Evidence of Good Faith or Bad Faith
The court emphasized the importance of assessing Hamann's intent behind the omission, noting that evidence of bad faith was lacking in the record. WCA attempted to argue that Hamann's failure to disclose the claim until after the summary judgment motion was filed indicated bad faith. However, Hamann contended that he was unaware of the need to disclose the claim until alerted by WCA's motion, at which point he took immediate steps to amend his bankruptcy filings. The court recognized that Hamann's prompt actions to rectify the omission were indicative of good faith rather than deceitful intent. The court also addressed WCA's speculative assertions regarding Hamann's motives, concluding that mere speculation did not suffice to establish bad faith. This lack of conclusive evidence regarding Hamann's intent played a significant role in the court's decision to deny WCA's motion for summary judgment.
Impact of Bankruptcy Code on Claims
The court analyzed how bankruptcy law applies to claims arising after a bankruptcy filing, particularly in the context of Hamann's case. The Bankruptcy Code mandates that a debtor must disclose all assets, including potential claims, but this obligation is primarily directed at assets existing at the time of filing. Since Hamann's wrongful termination claim arose post-filing, the court noted that he had little to no incentive to conceal it from creditors as it would not be part of the bankruptcy estate. Under the law, any claim that arises after a bankruptcy filing typically remains outside the reach of creditors, thus alleviating concerns about nondisclosure in this context. The court highlighted that Hamann's claim was not subject to liquidation in bankruptcy, reinforcing the notion that his omission did not stem from a strategic effort to shield assets. Consequently, the court found that the application of judicial estoppel in this instance was unwarranted due to the unique circumstances surrounding Hamann's claim.
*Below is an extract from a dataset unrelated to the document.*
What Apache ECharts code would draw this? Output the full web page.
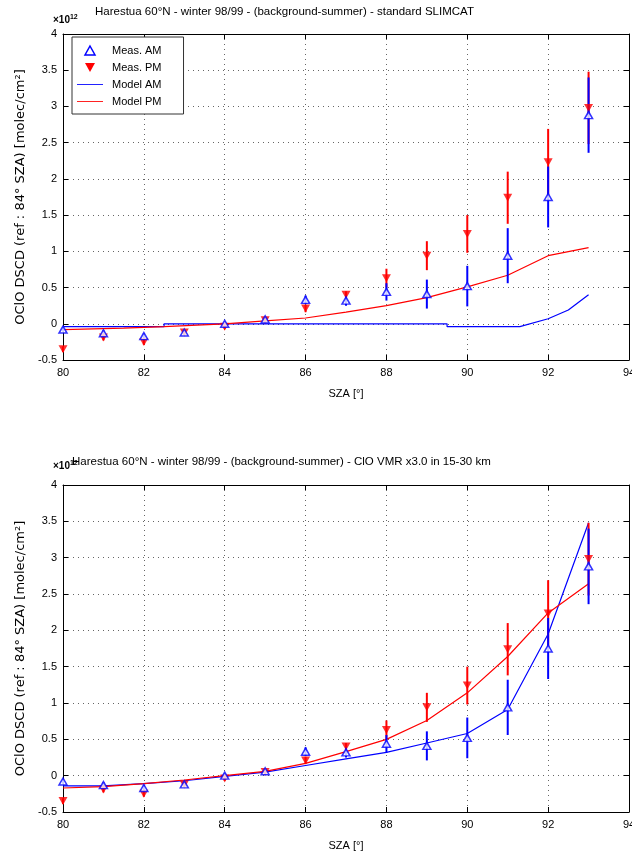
<!DOCTYPE html>
<html><head><meta charset="utf-8">
<script src="https://cdn.jsdelivr.net/npm/echarts@6/dist/echarts.min.js"></script>
<style>html,body{margin:0;padding:0;background:#fff;overflow:hidden}#c{width:632px;height:857px}</style>
</head><body><div id="c"></div>
<script>
// ---- data ----
const sza = [80, 81, 82, 83, 84, 85, 86, 87, 88, 89, 90, 91, 92, 93];
const measAM = [-0.08, -0.13, -0.17, -0.12, 0.0, 0.06, 0.33, 0.32, 0.44, 0.41, 0.52, 0.94, 1.75, 2.88];
const measPM = [-0.35, -0.19, -0.25, -0.12, -0.04, 0.05, 0.21, 0.40, 0.63, 0.94, 1.24, 1.74, 2.23, 2.98];
const errAM = [0.03, 0.04, 0.04, 0.03, 0.03, 0.03, 0.06, 0.07, 0.12, 0.20, 0.28, 0.38, 0.42, 0.52];
const errPM = [0.04, 0.04, 0.04, 0.03, 0.03, 0.03, 0.05, 0.05, 0.13, 0.20, 0.26, 0.36, 0.46, 0.50];

const topModelAMx = [80, 82.5, 82.5, 89.5, 89.5, 91.3, 92, 92.5, 93];
const topModelAMy = [-0.04, -0.04, 0.0, 0.0, -0.04, -0.04, 0.07, 0.19, 0.40];
const topModelPMx = [80, 81.5, 82.5, 84, 85, 86, 87, 88, 89, 90, 91, 92, 93];
const topModelPMy = [-0.08, -0.06, -0.04, 0.0, 0.04, 0.08, 0.16, 0.25, 0.36, 0.51, 0.67, 0.94, 1.05];

const botModelAM = [-0.14, -0.14, -0.11, -0.07, -0.01, 0.05, 0.14, 0.23, 0.32, 0.45, 0.58, 0.91, 1.95, 3.48];
const botModelPM = [-0.17, -0.15, -0.11, -0.06, 0.0, 0.06, 0.17, 0.33, 0.50, 0.76, 1.14, 1.64, 2.24, 2.64];

const xTicks = [80, 82, 84, 86, 88, 90, 92, 94];
const yTicks = [-0.5, 0, 0.5, 1, 1.5, 2, 2.5, 3, 3.5, 4];

const title1 = 'Harestua 60°N - winter 98/99 - (background-summer) - standard SLIMCAT';
const title2 = 'Harestua 60°N - winter 98/99 - (background-summer) - ClO VMR x3.0 in 15-30 km';
const yName = 'OClO DSCD (ref : 84° SZA) [molec/cm²]';
const xName = 'SZA [°]';

// ---- chart ----
const FONT = 'Liberation Sans, Arial, sans-serif';
const BLUE = '#0000ff', RED = '#ff0000';
const chart = echarts.init(document.getElementById('c'), null, {renderer: 'canvas'});

const grids = [
  {left: 63, top: 34, width: 566, height: 326, outerBoundsMode: 'none', containLabel: false},
  {left: 63, top: 485, width: 566, height: 327, outerBoundsMode: 'none', containLabel: false}
];

function xAx(gi, pos) {
  const main = pos === 'bottom';
  return {
    type: 'value', gridIndex: gi, position: pos, min: xTicks[0], max: xTicks[xTicks.length - 1], interval: 2,
    name: main ? xName : '', nameLocation: 'middle', nameGap: 28,
    nameTextStyle: {fontFamily: FONT, fontSize: 11, color: '#000'},
    axisLine: {onZero: false, lineStyle: {color: '#000', width: 1}},
    axisTick: {show: true, inside: true, length: 5, lineStyle: {color: '#000'}},
    axisLabel: {show: main, fontFamily: FONT, fontSize: 11, color: '#000', margin: 7},
    splitLine: {show: main, lineStyle: {color: '#666', type: [1, 4], width: 1}}
  };
}
function yAx(gi, pos) {
  const main = pos === 'left';
  return {
    type: 'value', gridIndex: gi, position: pos, min: yTicks[0], max: yTicks[yTicks.length - 1], interval: 0.5,
    name: main ? yName : '', nameLocation: 'middle', nameGap: 32, nameRotate: 90,
    nameTextStyle: {fontFamily: 'DejaVu Sans, sans-serif', fontSize: 13, color: '#000'},
    axisLine: {onZero: false, lineStyle: {color: '#000', width: 1}},
    axisTick: {show: true, inside: true, length: 5, lineStyle: {color: '#000'}},
    axisLabel: {show: main, fontFamily: FONT, fontSize: 11, color: '#000', margin: 6},
    splitLine: {show: main, lineStyle: {color: '#666', type: [1, 4], width: 1}}
  };
}

function errSeries(gi, vals, errs, color, name) {
  return {
    type: 'custom', name: name, xAxisIndex: gi * 2, yAxisIndex: gi * 2,
    data: sza.map((x, i) => [x, vals[i] - errs[i], vals[i] + errs[i]]),
    encode: {x: 0, y: [1, 2]},
    renderItem: function (params, api) {
      const p1 = api.coord([api.value(0), api.value(1)]);
      const p2 = api.coord([api.value(0), api.value(2)]);
      return {type: 'line', shape: {x1: p1[0], y1: p1[1], x2: p2[0], y2: p2[1]},
        style: {stroke: color, lineWidth: 2}};
    },
    z: 3, silent: true
  };
}
const DOWN = 'path://M0,0 L10,0 L5,9 Z';
const UP = 'path://M5,0 L10,9 L0,9 Z';

function measSeries(gi) {
  return [
    errSeries(gi, measPM, errPM, RED, 'Meas. PM'),
    errSeries(gi, measAM, errAM, BLUE, 'Meas. AM'),
    {type: 'scatter', name: 'Meas. PM', xAxisIndex: gi * 2, yAxisIndex: gi * 2,
     data: sza.map((x, i) => [x, measPM[i]]), symbol: DOWN, symbolSize: [9, 8],
     itemStyle: {color: RED}, z: 4},
    {type: 'scatter', name: 'Meas. AM', xAxisIndex: gi * 2, yAxisIndex: gi * 2,
     data: sza.map((x, i) => [x, measAM[i]]), symbol: UP, symbolSize: [8, 7],
     itemStyle: {color: '#fff', borderColor: BLUE, borderWidth: 1.5}, z: 5}
  ];
}
function lineSeries(gi, name, xs, ys, color) {
  return {type: 'line', name: name, xAxisIndex: gi * 2, yAxisIndex: gi * 2,
    data: xs.map((x, i) => [x, ys[i]]), showSymbol: false, symbol: 'none',
    lineStyle: {color: color, width: 1.2}, itemStyle: {color: color}, z: 2, animation: false};
}

const expRich = {a: {fontFamily: FONT, fontSize: 10, color: '#000'}, b: {fontFamily: FONT, fontSize: 7, color: '#000', verticalAlign: 'top', padding: [0, 0, 6, 0]}};

const option = {
  animation: false,
  backgroundColor: '#fff',
  title: [
    {text: title1, left: 90, top: 1, textStyle: {fontFamily: FONT, fontSize: 11.5, fontWeight: 'normal', color: '#000'}},
    {text: '{a|×10}{b|12}', left: 48, top: 9, textStyle: {rich: expRich}},
    {text: title2, left: 67, top: 451, textStyle: {fontFamily: FONT, fontSize: 11.5, fontWeight: 'normal', color: '#000'}},
    {text: '{a|×10}{b|12}', left: 48, top: 455, textStyle: {rich: expRich}}
  ],
  legend: {
    left: 72, top: 37, orient: 'vertical',
    backgroundColor: '#fff', borderColor: '#333', borderWidth: 1,
    padding: [8, 22, 7, 5], itemGap: 6, itemWidth: 26, itemHeight: 9,
    textStyle: {fontFamily: FONT, fontSize: 11, color: '#000', padding: [0, 0, 0, 4]},
    data: [
      {name: 'Meas. AM', icon: UP, itemStyle: {color: '#fff', borderColor: BLUE, borderWidth: 1.5}},
      {name: 'Meas. PM', icon: DOWN, itemStyle: {color: RED}},
      {name: 'Model AM', icon: 'path://M0,0 L30,0 L30,1 L0,1 Z', itemStyle: {color: BLUE}},
      {name: 'Model PM', icon: 'path://M0,0 L30,0 L30,1 L0,1 Z', itemStyle: {color: RED}}
    ],
    selectedMode: false
  },
  grid: grids,
  xAxis: [xAx(0, 'bottom'), xAx(0, 'top'), xAx(1, 'bottom'), xAx(1, 'top')],
  yAxis: [yAx(0, 'left'), yAx(0, 'right'), yAx(1, 'left'), yAx(1, 'right')],
  series: [
    lineSeries(0, 'Model AM', topModelAMx, topModelAMy, BLUE),
    lineSeries(0, 'Model PM', topModelPMx, topModelPMy, RED),
    ...measSeries(0),
    lineSeries(1, 'Model AM', sza, botModelAM, BLUE),
    lineSeries(1, 'Model PM', sza, botModelPM, RED),
    ...measSeries(1)
  ]
};
chart.setOption(option);
</script></body></html>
Conclusion and Court's Decision
Ultimately, the court concluded that genuine issues of material fact existed regarding Hamann's motive for omitting his claim, which precluded the application of judicial estoppel. The court underscored that, without clear evidence of intentional concealment or bad faith, it could not impose such a severe sanction of barring Hamann's wrongful termination claim. The court's decision to deny WCA's motion for summary judgment allowed Hamann's case to proceed, highlighting the court's commitment to a fair examination of claims and the importance of equitable considerations in applying judicial estoppel. By emphasizing the need for a careful and cautious approach to judicial estoppel, the court sought to preserve the integrity of the judicial process while ensuring that valid claims could be adjudicated on their merits. This ruling reinforced the principle that procedural missteps, especially those lacking malicious intent, should not automatically preclude a party from seeking redress in the courts.